3.5 Regular expressions

One can also use regular expressions as feature value descriptions. Regular expressions are marked by enclosing slashes /. The syntax of regular expressions in TIGER is compatible with the syntax of regular expressions in Perl 5.003 (cf. [WallEtAl1996]). In our implementation, the following expression types are available:

Single characters

a the character a
. any character

Character classes

[ace] any of the characters a, c, e
[a-z] any lower-case letter
[^a-f] any character except a to f

Special characters

\s whitespace (space, tab, return)
\d digit (0-9)

Alternatives

(abc|de) the string abc, or de

Quantifiers

(ab)* no or any number of ab (empty string, ab, abab, ...)
(ab)+ at least one ab (ab, abab, ...)
(ab)? no or exactly one ab
(ab){m,n} from m to n occurences of ab

Grouping

ab+ a followed by at least one b (a, ab, abb, ...)
(ab)+ at least one ab (ab, abab, ...)

Please note: In our notation /x/ means /^x$/ in the Perl notation.

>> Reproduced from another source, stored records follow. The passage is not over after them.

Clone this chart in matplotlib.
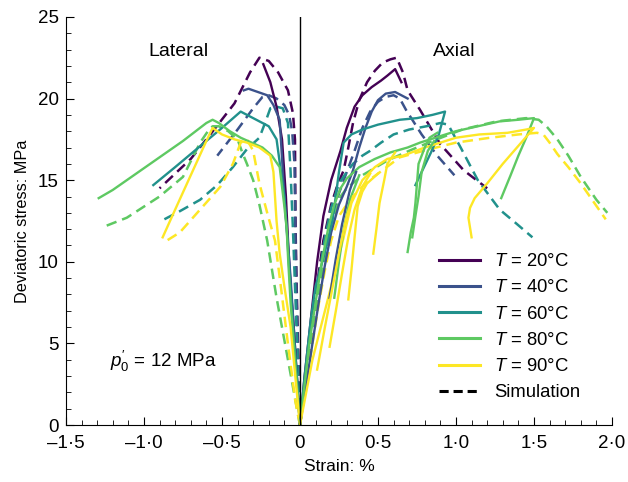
import matplotlib
matplotlib.use("Agg")
import matplotlib.pyplot as plt
from matplotlib.lines import Line2D
from matplotlib.ticker import MultipleLocator, FixedLocator, FixedFormatter

plt.rcParams['font.family'] = ['Liberation Sans', 'DejaVu Sans']
plt.rcParams['font.size'] = 12
plt.rcParams['mathtext.fontset'] = 'custom'
plt.rcParams['mathtext.it'] = 'Liberation Sans:italic'
plt.rcParams['mathtext.rm'] = 'Liberation Sans'

temps = [20, 40, 60, 80, 90]
colors = ['#440154', '#3b528b', '#21918c', '#5ec962', '#fde725']

# --- lateral strain, tests (solid) ---
lat_exp_20_x = [0, -0.02, -0.04, -0.06, -0.075, -0.09, -0.115, -0.15, -0.19, -0.235]
lat_exp_20_y = [0, 3, 6, 8.5, 11, 14, 17.5, 19.5, 21, 22.1]
lat_exp_40_x = [0, -0.02, -0.04, -0.06, -0.08, -0.1, -0.13, -0.17, -0.21, -0.27, -0.33, -0.36]
lat_exp_40_y = [0, 3, 6, 9, 11.5, 14, 18.7, 19.6, 20.2, 20.4, 20.6, 20.5]
lat_exp_60_x = [0, -0.02, -0.045, -0.065, -0.08, -0.1, -0.15, -0.2, -0.3, -0.38, -0.5, -0.65, -0.8, -0.94]
lat_exp_60_y = [0, 3, 6, 9, 11.3, 14, 17.5, 18.3, 18.8, 19.2, 18.2, 17.0, 15.8, 14.7]
lat_exp_80_x = [0, -0.02, -0.04, -0.06, -0.075, -0.085, -0.1, -0.13, -0.18, -0.24, -0.31, -0.38,
                -0.45, -0.52, -0.56, -0.6, -0.75, -0.9, -1.05, -1.2, -1.29]
lat_exp_80_y = [0, 2.5, 5, 7.5, 10, 12, 13.4, 15.8, 16.5, 17.0, 17.3, 17.6,
                18.0, 18.5, 18.7, 18.5, 17.4, 16.4, 15.4, 14.4, 13.9]
lat_exp_90_x = [0, -0.03, -0.06, -0.1, -0.13, -0.15, -0.16, -0.17, -0.19, -0.26, -0.34, -0.42,
                -0.5, -0.56, -0.6, -0.7, -0.8, -0.88]
lat_exp_90_y = [0, 3, 6, 8.5, 10.5, 12.5, 14, 15.5, 16.5, 17.0, 17.3, 17.5,
                17.8, 18.2, 17.4, 15.3, 13.2, 11.5]

# --- lateral strain, model (dashed) ---
lat_sim_20_x = [0, -0.01, -0.02, -0.028, -0.032, -0.045, -0.077, -0.14, -0.2, -0.26, -0.32,
                -0.42, -0.55, -0.7, -0.9]
lat_sim_20_y = [0, 4, 8, 12, 17.5, 19.1, 20.5, 21.6, 22.3, 22.5, 21.6, 19.7, 18.1, 16.3, 14.5]
lat_sim_40_x = [0, -0.012, -0.022, -0.03, -0.035, -0.05, -0.07, -0.1, -0.15, -0.2, -0.24,
                -0.3, -0.4, -0.53]
lat_sim_40_y = [0, 4, 8, 12, 16, 18, 19, 19.6, 20.0, 20.2, 20.1, 19.4, 18.1, 16.5]
lat_sim_60_x = [0, -0.015, -0.03, -0.045, -0.06, -0.077, -0.11, -0.15, -0.19, -0.22, -0.26,
                -0.34, -0.43, -0.53, -0.64, -0.77, -0.87]
lat_sim_60_y = [0, 4, 8, 12, 15.5, 18.5, 19.4, 19.5, 19.4, 18.6, 17.6,
                16.9, 15.8, 14.7, 13.8, 13.1, 12.6]
lat_sim_80_x = [0, -0.05, -0.1, -0.15, -0.21, -0.26, -0.3, -0.34, -0.37, -0.4, -0.46, -0.52,
                -0.56, -0.59, -0.64, -0.75, -0.9, -1.11, -1.27]
lat_sim_80_y = [0, 2.6, 5.2, 7.8, 11.3, 13.5, 15.0, 16.0, 16.7, 17.5, 18.0, 18.3,
                18.3, 18.0, 17.3, 15.2, 14.0, 12.7, 12.1]
lat_sim_90_x = [0, -0.03, -0.08, -0.12, -0.16, -0.21, -0.26, -0.3, -0.34, -0.38, -0.43,
                -0.51, -0.64, -0.77, -0.87]
lat_sim_90_y = [0, 1.5, 5.2, 8.3, 11.3, 13.0, 14.8, 16.8, 17.5, 17.3, 16.0, 14.6, 13.2, 11.8, 11.2]

# --- axial strain, tests (solid) ---
ax_exp_20_x = [0, 0.03, 0.07, 0.11, 0.15, 0.2, 0.26, 0.3, 0.35, 0.4, 0.46, 0.52, 0.56, 0.61, 0.65]
ax_exp_20_y = [0, 3, 6.5, 10, 12.8, 15, 16.8, 18.2, 19.5, 20.2, 20.7, 21.1, 21.4, 21.8, 21.0]
ax_exp_40_x = [0, 0.04, 0.08, 0.12, 0.16, 0.2, 0.25, 0.3, 0.34, 0.38, 0.42, 0.46, 0.5,
               0.55, 0.61, 0.65, 0.69]
ax_exp_40_y = [0, 2.5, 5, 7.5, 9.8, 11.8, 13.5, 14.6, 15.6, 17.0, 18.2, 19.2, 19.9,
               20.3, 20.4, 20.2, 20.0]
ax_exp_60_x = [0, 0.03, 0.07, 0.1, 0.13, 0.17, 0.21, 0.25, 0.28, 0.33, 0.4, 0.5, 0.64,
               0.75, 0.85, 0.93, 0.89, 0.84, 0.79, 0.74]
ax_exp_60_y = [0, 3, 6.5, 8.5, 9.5, 11, 12.6, 15.5, 17.3, 17.8, 18.1, 18.4, 18.7,
               18.8, 19.0, 19.2, 17.8, 16.7, 15.7, 14.7]
ax_exp_80_x = [0, 0.03, 0.06, 0.1, 0.14, 0.18, 0.22, 0.26, 0.3, 0.38, 0.48, 0.58, 0.69,
               0.77, 0.9, 1.0, 1.14, 1.28, 1.4, 1.5, 1.45, 1.4, 1.35, 1.29]
ax_exp_80_y = [0, 2.5, 5, 7.5, 10, 12, 13.5, 14.5, 15.1, 15.8, 16.3, 16.7, 17.0,
               17.3, 17.7, 18.0, 18.3, 18.6, 18.7, 18.8, 17.6, 16.5, 15.3, 13.9]
ax_exp_90_x = [0, 0.04, 0.08, 0.12, 0.16, 0.2, 0.24, 0.28, 0.33, 0.4, 0.48, 0.56, 0.66,
               0.8, 1.0, 1.15, 1.33, 1.45, 1.5, 1.4, 1.3, 1.2, 1.12, 1.09, 1.08, 1.09, 1.1]
ax_exp_90_y = [0, 2, 4, 5.5, 7, 8.5, 10, 11.5, 13.6, 15.0, 15.8, 16.3, 16.5,
               17.0, 17.6, 17.8, 17.9, 18.1, 18.2, 17.1, 16.0, 14.8, 13.9, 13.3, 12.7, 12.1, 11.5]

# reloading branches of repeated tests
rel_40_x = [0.19, 0.23, 0.27, 0.32, 0.36]
rel_40_y = [7.8, 10.2, 12.3, 14.4, 15.5]
rel_80a_x = [0.69, 0.71, 0.73, 0.74, 0.76, 0.8, 0.83, 0.88]
rel_80a_y = [10.6, 11.8, 12.7, 13.6, 16.0, 17.0, 17.6, 17.9]
rel_80b_x = [0.72, 0.74, 0.76, 0.78, 0.82, 0.86]
rel_80b_y = [11.5, 12.8, 14.0, 15.5, 16.8, 17.4]
rel_80c_x = [0.22, 0.25, 0.28, 0.32, 0.38]
rel_80c_y = [7.8, 10.0, 12.0, 13.8, 15.3]
rel_90a_x = [0.11, 0.16, 0.21, 0.26, 0.3, 0.34]
rel_90a_y = [3.4, 6.0, 8.5, 11.0, 12.8, 14.0]
rel_90b_x = [0.19, 0.23, 0.27, 0.31, 0.35, 0.4, 0.45]
rel_90b_y = [4.8, 7, 9.3, 11.5, 13.2, 14.6, 15.4]
rel_90c_x = [0.31, 0.33, 0.35, 0.37, 0.4, 0.43, 0.5]
rel_90c_y = [7.7, 9.5, 11.5, 13.4, 14.3, 14.8, 15.4]
rel_90d_x = [0.47, 0.49, 0.51, 0.54, 0.56, 0.61]
rel_90d_y = [10.5, 12.0, 13.6, 15.0, 16.0, 16.7]

# --- axial strain, model (dashed) ---
ax_sim_20_x = [0, 0.04, 0.08, 0.12, 0.15, 0.2, 0.24, 0.28, 0.31, 0.34, 0.38, 0.43, 0.48,
               0.53, 0.58, 0.62, 0.66, 0.69, 0.77, 0.9, 1.05, 1.2]
ax_sim_20_y = [0, 3, 6.3, 9.3, 11.3, 13.5, 14.7, 15.6, 17.0, 18.5, 19.9, 21.0, 21.7,
               22.2, 22.4, 22.5, 21.6, 20.5, 19.3, 17.2, 15.6, 14.5]
ax_sim_40_x = [0, 0.04, 0.08, 0.12, 0.16, 0.2, 0.25, 0.3, 0.35, 0.4, 0.45, 0.5, 0.55,
               0.6, 0.64, 0.68, 0.78, 0.88, 0.99]
ax_sim_40_y = [0, 2.8, 5.6, 8.3, 10.5, 12.5, 14.2, 15.5, 16.8, 18.2, 19.2, 19.8, 20.1,
               20.2, 20.0, 19.3, 17.8, 16.5, 15.3]
ax_sim_60_x = [0, 0.04, 0.08, 0.12, 0.16, 0.2, 0.25, 0.3, 0.34, 0.4, 0.45, 0.52, 0.6,
               0.7, 0.81, 0.9, 0.95, 1.03, 1.14, 1.28, 1.38, 1.49]
ax_sim_60_y = [0, 3, 6, 9, 11.5, 13.3, 14.8, 15.5, 16.0, 16.5, 16.8, 17.3, 17.8,
               18.1, 18.3, 18.5, 18.4, 17.0, 15.0, 13.2, 12.4, 11.5]
ax_sim_80_x = [0, 0.04, 0.08, 0.12, 0.16, 0.2, 0.26, 0.3, 0.4, 0.56, 0.7, 0.85, 1.04,
               1.26, 1.45, 1.53, 1.58, 1.65, 1.72, 1.8, 1.9, 1.97]
ax_sim_80_y = [0, 2.8, 5.6, 8.2, 10.5, 12.3, 14.0, 14.5, 15.3, 16.2, 16.8, 17.4, 18.1,
               18.6, 18.8, 18.7, 18.3, 17.5, 16.5, 15.2, 13.8, 13.0]
ax_sim_90_x = [0, 0.04, 0.08, 0.12, 0.16, 0.2, 0.25, 0.32, 0.43, 0.64, 0.83, 1.0, 1.22,
               1.4, 1.52, 1.56, 1.6, 1.65, 1.72, 1.8, 1.88, 1.96]
ax_sim_90_y = [0, 2.5, 5, 7.4, 9.5, 11.3, 12.8, 13.8, 14.9, 16.4, 16.9, 17.3, 17.6,
               17.8, 17.9, 17.8, 17.3, 16.6, 15.8, 14.8, 13.7, 12.6]

tick_vals = [-1.5, -1.0, -0.5, 0, 0.5, 1.0, 1.5, 2.0]
tick_text = ['\u20131\u00b75', '\u20131\u00b70', '\u20130\u00b75', '0',
             '0\u00b75', '1\u00b70', '1\u00b75', '2\u00b70']

exp_curves = [
    (lat_exp_20_x, lat_exp_20_y, 0), (lat_exp_40_x, lat_exp_40_y, 1),
    (lat_exp_60_x, lat_exp_60_y, 2), (lat_exp_80_x, lat_exp_80_y, 3),
    (lat_exp_90_x, lat_exp_90_y, 4),
    (ax_exp_20_x, ax_exp_20_y, 0), (ax_exp_40_x, ax_exp_40_y, 1),
    (ax_exp_60_x, ax_exp_60_y, 2), (ax_exp_80_x, ax_exp_80_y, 3),
    (ax_exp_90_x, ax_exp_90_y, 4),
    (rel_40_x, rel_40_y, 1), (rel_80a_x, rel_80a_y, 3), (rel_80b_x, rel_80b_y, 3),
    (rel_80c_x, rel_80c_y, 3), (rel_90a_x, rel_90a_y, 4), (rel_90b_x, rel_90b_y, 4),
    (rel_90c_x, rel_90c_y, 4), (rel_90d_x, rel_90d_y, 4),
]
sim_curves = [
    (lat_sim_20_x, lat_sim_20_y, 0), (lat_sim_40_x, lat_sim_40_y, 1),
    (lat_sim_60_x, lat_sim_60_y, 2), (lat_sim_80_x, lat_sim_80_y, 3),
    (lat_sim_90_x, lat_sim_90_y, 4),
    (ax_sim_20_x, ax_sim_20_y, 0), (ax_sim_40_x, ax_sim_40_y, 1),
    (ax_sim_60_x, ax_sim_60_y, 2), (ax_sim_80_x, ax_sim_80_y, 3),
    (ax_sim_90_x, ax_sim_90_y, 4),
]

fig = plt.figure(figsize=(6.28, 4.82), dpi=100)
ax = fig.add_axes([0.105, 0.118, 0.8695, 0.847])

for xs, ys, i in sim_curves:
    ax.plot(xs, ys, color=colors[i], lw=1.8, dashes=(4.2, 2.4))
for xs, ys, i in exp_curves:
    ax.plot(xs, ys, color=colors[i], lw=1.7)

ax.axvline(0, color='k', lw=1.0)

ax.set_xlim(-1.5, 2.0)
ax.set_ylim(0, 25)
ax.spines['top'].set_visible(False)
ax.spines['right'].set_visible(False)
ax.xaxis.set_major_locator(FixedLocator(tick_vals))
ax.xaxis.set_major_formatter(FixedFormatter(tick_text))
ax.xaxis.set_minor_locator(MultipleLocator(0.1))
ax.yaxis.set_major_locator(MultipleLocator(5))
ax.yaxis.set_minor_locator(MultipleLocator(1))
ax.tick_params(which='both', direction='in', labelsize=13.5)
ax.tick_params(which='major', length=6)
ax.tick_params(which='minor', length=3.5)
ax.tick_params(axis='x', pad=7)
ax.tick_params(axis='y', pad=5)

ax.set_xlabel('Strain: %', fontsize=12.5, labelpad=5)
ax.set_ylabel('Deviatoric stress: MPa', fontsize=11.7, labelpad=6)

ax.text(-0.78, 22.85, 'Lateral', ha='center', va='center', fontsize=14)
ax.text(0.99, 22.85, 'Axial', ha='center', va='center', fontsize=14)
ax.text(-1.22, 3.9, r"$p_0^{\prime}$ = 12 MPa", ha='left', va='center', fontsize=13.5)

handles = [Line2D([], [], color=c, lw=2.2) for c in colors]
handles.append(Line2D([], [], color='k', lw=2.2, dashes=(3, 1.6)))
labels = ['$T$ = %d\u00b0C' % t for t in temps] + ['Simulation']
ax.legend(handles, labels, loc='lower right', bbox_to_anchor=(0.955, 0.04),
          frameon=False, fontsize=13.3, handlelength=2.2, labelspacing=0.5,
          borderaxespad=0, handletextpad=0.75)

fig.savefig('out.png', dpi=100)
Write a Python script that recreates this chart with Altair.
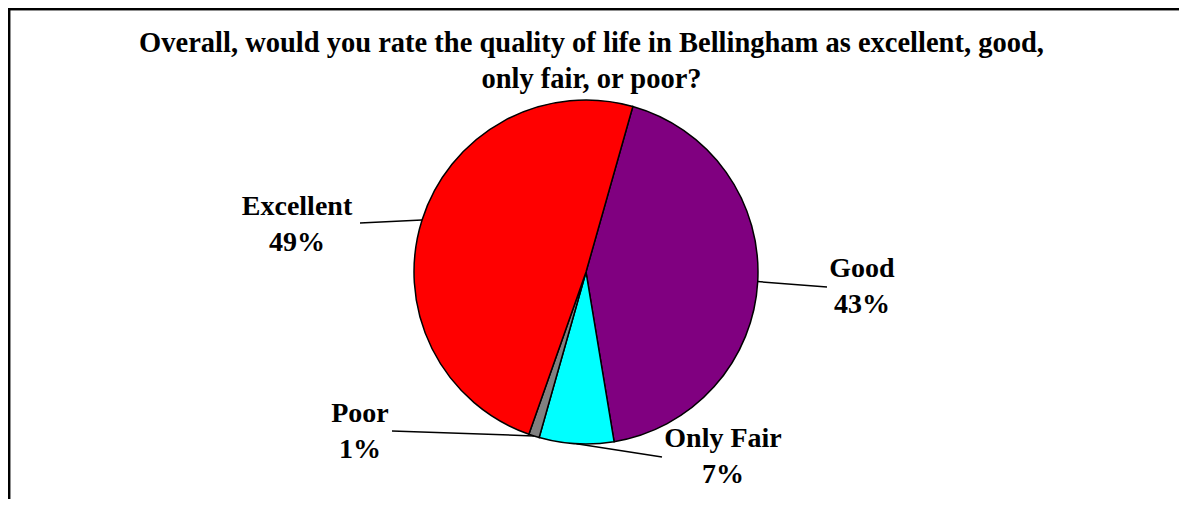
import math
import altair as alt
import pandas as pd

# ---- data ----
categories = ["Good", "Only Fair", "Poor", "Excellent"]
values = [43, 7, 1, 49]
pct_labels = ["43%", "7%", "1%", "49%"]
colors = ["#800080", "#00FFFF", "#808080", "#FF0000"]

title_lines = [
    "Overall, would you rate the quality of life in Bellingham as excellent, good,",
    "only fair, or poor?",
]

# ---- layout (chart pixel coordinates) ----
W, H = 1171, 491
CX, CY, R = 578, 264, 172
START_DEG = 15.8
LABEL_POS = {  # text centre x, first-line baseline y
    "Good": (854, 269),
    "Only Fair": (715, 439),
    "Poor": (352, 414),
    "Excellent": (289, 207),
}
LEADER_END = {
    "Good": (819, 279),
    "Only Fair": (654, 449),
    "Poor": (384, 423),
    "Excellent": (352, 215),
}
FONT = "Liberation Serif"

total = sum(values)
df = pd.DataFrame({"cat": categories, "value": values, "idx": range(len(values))})

# leader lines: from slice mid-angle on the rim to the label
rows = []
cum = 0
for c, v, p in zip(categories, values, pct_labels):
    mid = math.radians(START_DEG + 360 * (cum + v / 2) / total)
    cum += v
    ex, ey = CX + R * math.sin(mid), CY - R * math.cos(mid)
    lx, ly = LEADER_END[c]
    tx, ty = LABEL_POS[c]
    rows.append({"cat": c, "pct": p, "x1": ex, "y1": ey, "x2": lx, "y2": ly, "tx": tx, "ty": ty})
ann = pd.DataFrame(rows)

xs = alt.Scale(domain=[0, W], range=[0, W])
ys = alt.Scale(domain=[0, H], range=[0, H])

start = math.radians(START_DEG)
pie = alt.Chart(df).mark_arc(outerRadius=R, stroke="black", strokeWidth=1.5).encode(
    theta=alt.Theta("value:Q", stack=True, scale=alt.Scale(range=[start, start + 2 * math.pi])),
    color=alt.Color("cat:N", scale=alt.Scale(domain=categories, range=colors), legend=None),
    order=alt.Order("idx:Q"),
    x=alt.value(CX),
    y=alt.value(CY),
)

leaders = alt.Chart(ann).mark_rule(color="black", strokeWidth=1.5).encode(
    x=alt.X("x1:Q", scale=xs, axis=None),
    y=alt.Y("y1:Q", scale=ys, axis=None),
    x2="x2:Q",
    y2="y2:Q",
)

name_text = alt.Chart(ann).mark_text(
    font=FONT, fontSize=28, fontWeight="bold", align="center", baseline="alphabetic", color="black"
).encode(x=alt.X("tx:Q", scale=xs, axis=None), y=alt.Y("ty:Q", scale=ys, axis=None), text="cat:N")

pct_text = alt.Chart(ann).mark_text(
    font=FONT, fontSize=28, fontWeight="bold", align="center", baseline="alphabetic", color="black", dy=36
).encode(x=alt.X("tx:Q", scale=xs, axis=None), y=alt.Y("ty:Q", scale=ys, axis=None), text="pct:N")

tdf = pd.DataFrame({"t": title_lines, "line": [0, 1]})
title = alt.Chart(tdf).transform_calculate(ty="44 + datum.line * 36").mark_text(
    font=FONT, fontSize=28.5, fontWeight="bold", align="center", baseline="alphabetic", color="black"
).encode(x=alt.value(583.5), y=alt.Y("ty:Q", scale=ys, axis=None), text="t:N")

border_top = alt.Chart(tdf).mark_rule(color="black", strokeWidth=2.5, strokeCap="butt").encode(
    x=alt.value(0), x2=alt.value(W + 30), y=alt.value(1)
)
border_left = alt.Chart(tdf).mark_rule(color="black", strokeWidth=2.5, strokeCap="butt").encode(
    x=alt.value(1), y=alt.value(0), y2=alt.value(H + 30)
)

chart = alt.layer(pie, leaders, name_text, pct_text, title, border_top, border_left).properties(
    width=W, height=H, padding=0, autosize=alt.AutoSizeParams(type="none"), background="white"
).configure_view(stroke=None)

chart.save("out.html", embed_options={"renderer": "svg", "actions": False})
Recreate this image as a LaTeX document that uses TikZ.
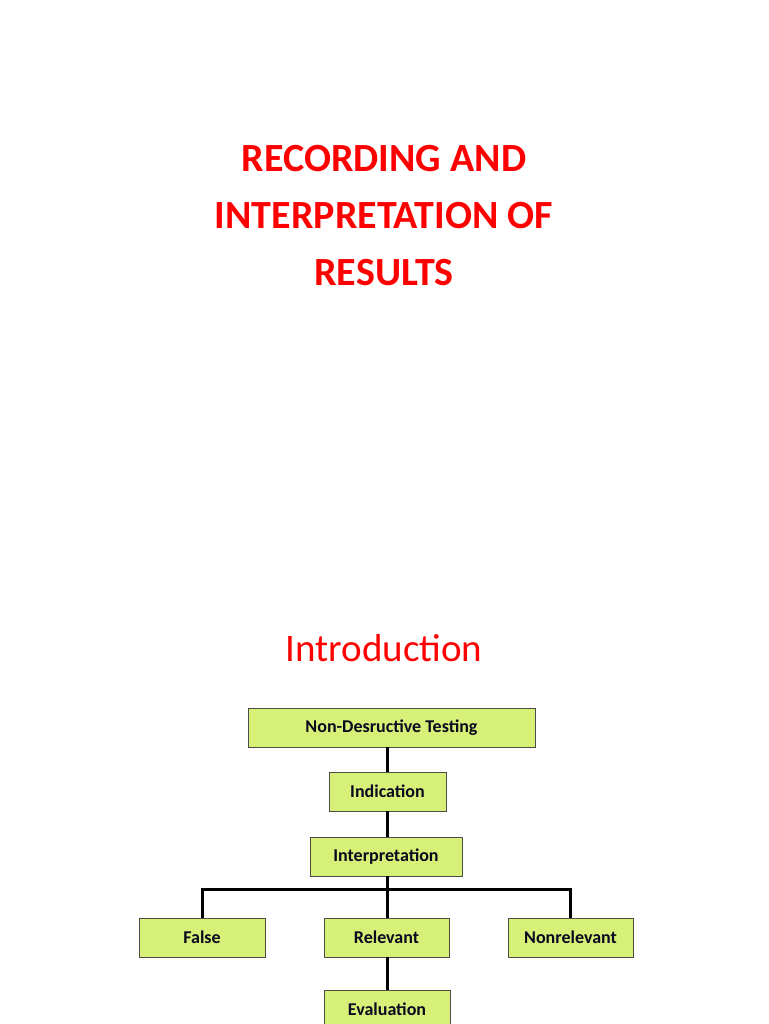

The following example means 'find words which start with spiel':

[word = /spiel.*/]

With the following query, one can locate the words das and der, irrespective of capitalization of the first letter:

[lemma = /[dD](as|er)/]

The following query finds words which contain at least one uppercase letter or a figure at a non-initial position, i.e. hyphenated compounds, and potential abbreviations and product names:

[word = /.+([0-9A-Z])+.*/]

Please note: There is a difference between . and \. in the context of regular expressions. The following example denotes all strings starting with the prefix sagt, whereas the subsequent query means all strings with the prefix sagt followed by an arbitrary, possibly empty number of full stops:

[word = /sagt.*/]
[word = /sagt\.*/]

Please note: The TIGER language compiler performs only a rough check of the syntax of regular expressions. The fine-grained syntax check for regular expressions will be carried out when a query is evaluated. Therefore it may involve more effort for you to discover the syntax errors you have made in a regular expression.